Yesterday I attended a three-hour meeting of concerned organic olive growers from the Salento. They have been fighting, with some success, directives from regional, state and European authorities regarding how to deal with the alleged xylella crisis. I’m only beginning to sort this out (if indeed I am capable of doing that), but here is an initial read. Recent years have seen numbers of olive trees in the Salento afflicted with a rapid scorching syndrome. Local scientific and political opinion identified the bacteria xylella as the culprit and spittlebugs (Philaenus spumarius) as the vectors carrying the bacteria to the trees. Xylella, though present in North and South America, was apparently unknown in Europe before this. There are at least two theories as to the source of the presumed infection: plants imported from Costa Rica or xylella samples brought by US scientists to a 2010 workshop on xylella held in Bari (just north of the Salento). The latter of course suggests a catastrophic lapse in good scientific practices and the handling of pathogens. The proposed response to the problem was to eradicate the infected trees (including some of those 100s of years old ones), broadly apply insecticides to kill the (common) spittlebugs, and create a buffer zone (a clear cut) that would isolate the Salento from the rest of Europe.

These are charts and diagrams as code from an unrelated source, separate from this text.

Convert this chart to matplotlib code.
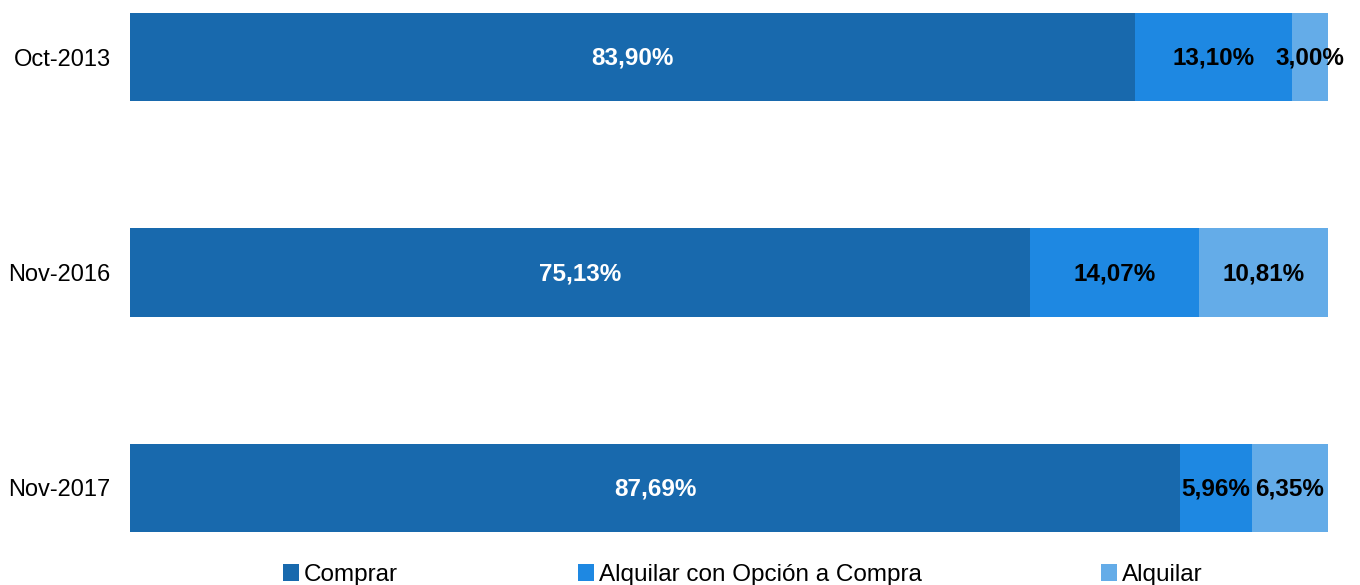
import matplotlib.pyplot as plt
import numpy as np

plt.rcParams['font.family'] = ['Liberation Sans', 'DejaVu Sans']

periods = ['Oct-2013', 'Nov-2016', 'Nov-2017']
series = ['Comprar', 'Alquilar con Opción a Compra', 'Alquilar']
comprar = [83.90, 75.13, 87.69]
opcion = [13.10, 14.07, 5.96]
alquilar = [3.00, 10.81, 6.35]
colors = ['#1869ad', '#1e88e2', '#64ace8']
label_colors = ['white', 'black', 'black']

fig = plt.figure(figsize=(13.6, 5.85), dpi=100)
ax = fig.add_axes([130 / 1360, 1 - 532 / 585, 1198 / 1360, 519 / 585])

y = np.arange(len(periods))
left = np.zeros(len(periods))
h = 0.41
for vals, name, col, lc in zip([comprar, opcion, alquilar], series, colors, label_colors):
    vals = np.array(vals)
    bars = ax.barh(y, vals, left=left, height=h, color=col, label=name)
    for b, v in zip(bars, vals):
        ax.text(b.get_x() + b.get_width() / 2, b.get_y() + b.get_height() / 2 + 0.005,
                f'{v:.2f}%'.replace('.', ','), ha='center', va='center',
                color=lc, fontsize=17.5, fontweight='bold')
    left += vals

ax.set_xlim(0, left.max())
ax.set_ylim(2 + h / 2, -h / 2)
ax.set_yticks(y)
ax.set_yticklabels(periods, fontsize=17)
ax.tick_params(axis='y', length=0, pad=14)
ax.set_xticks([])
for s in ax.spines.values():
    s.set_visible(False)

handles, labels = ax.get_legend_handles_labels()
fig.legend(handles, labels, loc='center', bbox_to_anchor=(743 / 1360, 0.017),
           ncol=3, frameon=False, fontsize=17.5, handlelength=0.66,
           handleheight=0.66, handletextpad=0.2, columnspacing=7.4,
           borderaxespad=0, borderpad=0)

fig.savefig('out.png', dpi=100)
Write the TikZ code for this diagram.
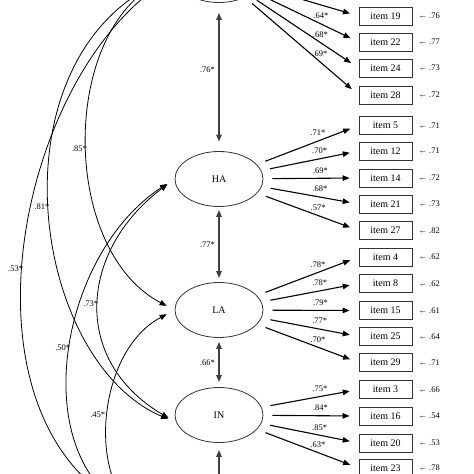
\documentclass[tikz,border=0pt]{standalone}
\usepackage{fontspec}
\setmainfont{Liberation Serif}
\usetikzlibrary{arrows.meta, positioning, shapes.geometric}

\begin{document}
\begin{tikzpicture}[
  x=1pt, y=-1pt,
  factor/.style={draw=black!80, ellipse, inner sep=0pt, minimum width=88pt,
                 minimum height=55pt, line width=0.8pt, font=\fontsize{10}{12}\selectfont},
  item/.style={draw=black!80, inner sep=0pt, minimum width=53pt, line width=0.8pt,
               minimum height=18pt, font=\fontsize{10}{12}\selectfont},
  err/.style={inner sep=0pt, font=\fontsize{8.5}{10}\selectfont},
  coef/.style={inner sep=1.5pt, font=\fontsize{8.5}{10}\selectfont},
  load/.style={-{Triangle[length=7pt, width=5.5pt]}, line width=1.1pt,
               shorten <=9pt, shorten >=9pt},
  cov/.style={{Triangle[length=7pt, width=5.5pt]}-{Triangle[length=7pt, width=5.5pt]},
              line width=0.8pt, shorten <=9pt, shorten >=9pt},
  vcov/.style={{Triangle[length=7pt, width=5.5pt]}-{Triangle[length=7pt, width=5.5pt]},
               line width=1.2pt, draw=black!75}
]
  \useasboundingbox (0,0) rectangle (474,474);

  \node[factor] (F1) at (219,-25) {};
  \node[factor] (HA) at (219,179) {HA};
  \node[factor] (LA) at (219,310) {LA};
  \node[factor] (IN) at (219,415) {IN};
  \node[factor] (F5) at (219,525) {};

  \node[item] (i19) at (385.5,16)    {item 19};
  \node[item] (i22) at (385.5,42)    {item 22};
  \node[item] (i24) at (385.5,68)    {item 24};
  \node[item] (i28) at (385.5,95)    {item 28};
  \node[item] (i5)  at (385.5,125.5) {item 5};
  \node[item] (i12) at (385.5,151)   {item 12};
  \node[item] (i14) at (385.5,178)   {item 14};
  \node[item] (i21) at (385.5,204)   {item 21};
  \node[item] (i27) at (385.5,230.5) {item 27};
  \node[item] (i4)  at (385.5,257)   {item 4};
  \node[item] (i8)  at (385.5,283.5) {item 8};
  \node[item] (i15) at (385.5,310.5) {item 15};
  \node[item] (i25) at (385.5,336.5) {item 25};
  \node[item] (i29) at (385.5,362.5) {item 29};
  \node[item] (i3)  at (385.5,389.5) {item 3};
  \node[item] (i16) at (385.5,416)   {item 16};
  \node[item] (i20) at (385.5,443)   {item 20};
  \node[item] (i23) at (385.5,468)   {item 23};

  \node[err, right=6pt of i19] (e19) {← .76};
  \node[err, right=6pt of i22] (e22) {← .77};
  \node[err, right=6pt of i24] (e24) {← .73};
  \node[err, right=6pt of i28] (e28) {← .72};
  \node[err, right=6pt of i5]  (e5)  {← .71};
  \node[err, right=6pt of i12] (e12) {← .71};
  \node[err, right=6pt of i14] (e14) {← .72};
  \node[err, right=6pt of i21] (e21) {← .73};
  \node[err, right=6pt of i27] (e27) {← .82};
  \node[err, right=6pt of i4]  (e4)  {← .62};
  \node[err, right=6pt of i8]  (e8)  {← .62};
  \node[err, right=6pt of i15] (e15) {← .61};
  \node[err, right=6pt of i25] (e25) {← .64};
  \node[err, right=6pt of i29] (e29) {← .71};
  \node[err, right=6pt of i3]  (e3)  {← .66};
  \node[err, right=6pt of i16] (e16) {← .54};
  \node[err, right=6pt of i20] (e20) {← .53};
  \node[err, right=6pt of i23] (e23) {← .78};

  \draw[load] (F1) -- (i19.west);
  \draw[load] (F1) -- (i22.west) node[coef, pos=0.64, above=3pt] {.64*};
  \draw[load] (F1) -- (i24.west) node[coef, pos=0.65, above=3pt] {.68*};
  \draw[load] (F1) -- (i28.west) node[coef, pos=0.66, above=3pt] {.69*};

  \draw[load] (HA) -- (i5.west)  node[coef, pos=0.6, above=3pt] {.71*};
  \draw[load] (HA) -- (i12.west) node[coef, pos=0.6, above=3pt] {.70*};
  \draw[load] (HA) -- (i14.west) node[coef, pos=0.6, above=3pt] {.69*};
  \draw[load] (HA) -- (i21.west) node[coef, pos=0.6, above=3pt] {.68*};
  \draw[load] (HA) -- (i27.west) node[coef, pos=0.6, above=3pt] {.57*};

  \draw[load] (LA) -- (i4.west)  node[coef, pos=0.6, above=3pt] {.78*};
  \draw[load] (LA) -- (i8.west)  node[coef, pos=0.6, above=3pt] {.78*};
  \draw[load] (LA) -- (i15.west) node[coef, pos=0.6, above=3pt] {.79*};
  \draw[load] (LA) -- (i25.west) node[coef, pos=0.6, above=3pt] {.77*};
  \draw[load] (LA) -- (i29.west) node[coef, pos=0.6, above=3pt] {.70*};

  \draw[load] (IN) -- (i3.west)  node[coef, pos=0.6, above=3pt] {.75*};
  \draw[load] (IN) -- (i16.west) node[coef, pos=0.6, above=3pt] {.84*};
  \draw[load] (IN) -- (i20.west) node[coef, pos=0.6, above=3pt] {.85*};
  \draw[load] (IN) -- (i23.west) node[coef, pos=0.6, above=3pt] {.63*};

  \draw[vcov, shorten <=10pt, shorten >=9.5pt] (F1) -- (HA)
    node[coef, pos=0.45, left=2pt] {.76*};
  \draw[vcov, shorten <=3pt, shorten >=4pt] (HA) -- (LA)
    node[coef, midway, left=2pt] {.77*};
  \draw[vcov, shorten <=4pt, shorten >=5pt] (LA) -- (IN)
    node[coef, midway, left=2pt] {.66*};
  \draw[vcov, shorten <=7pt, shorten >=9pt] (IN) -- (F5);

  \draw[cov] (F1.west) .. controls (5,90) and (-55,460) .. (F5.west)
    node[coef, pos=0.5, left] {.53*};
  \draw[cov] (F1.west) .. controls (-10,60) and (30,360) .. (IN.190)
    node[coef, pos=0.5, left] {.81*};
  \draw[cov] (F1.west) .. controls (60,30) and (60,250) .. (LA.west)
    node[coef, pos=0.52, left] {.85*};
  \draw[cov] (HA.west) .. controls (80,250) and (70,360) .. (IN.190)
    node[coef, pos=0.5, left] {.73*};
  \draw[cov] (HA.west) .. controls (50,260) and (20,490) .. (F5.west)
    node[coef, pos=0.45, left] {.50*};
  \draw[cov] (LA.west) .. controls (90,355) and (85,510) .. (F5.west)
    node[coef, pos=0.45, left=3pt] {.45*};
\end{tikzpicture}
\end{document}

That strategy was reported in the press, and the tone of the stories I read (of which there were not many) implied that these were necessary measures to protect Europe’s valuable olive and grape industries. I am reminded of the malathion spraying in California in the 1980s – during the spraying as I recall we were advised to stay indoors - to eliminate the medfly that was destroying millions of dollars worth of California fruit crops. It is surely an accidental symmetry that Mediterranean fruit flies invaded California in the 1980s while it is possibly Californian xylella – the researchers mentioned above were from my alma mater UC Berkeley – now invading the Mediterranean Salento. In any case, as I have since discovered the story is not so straightforward as it first appears.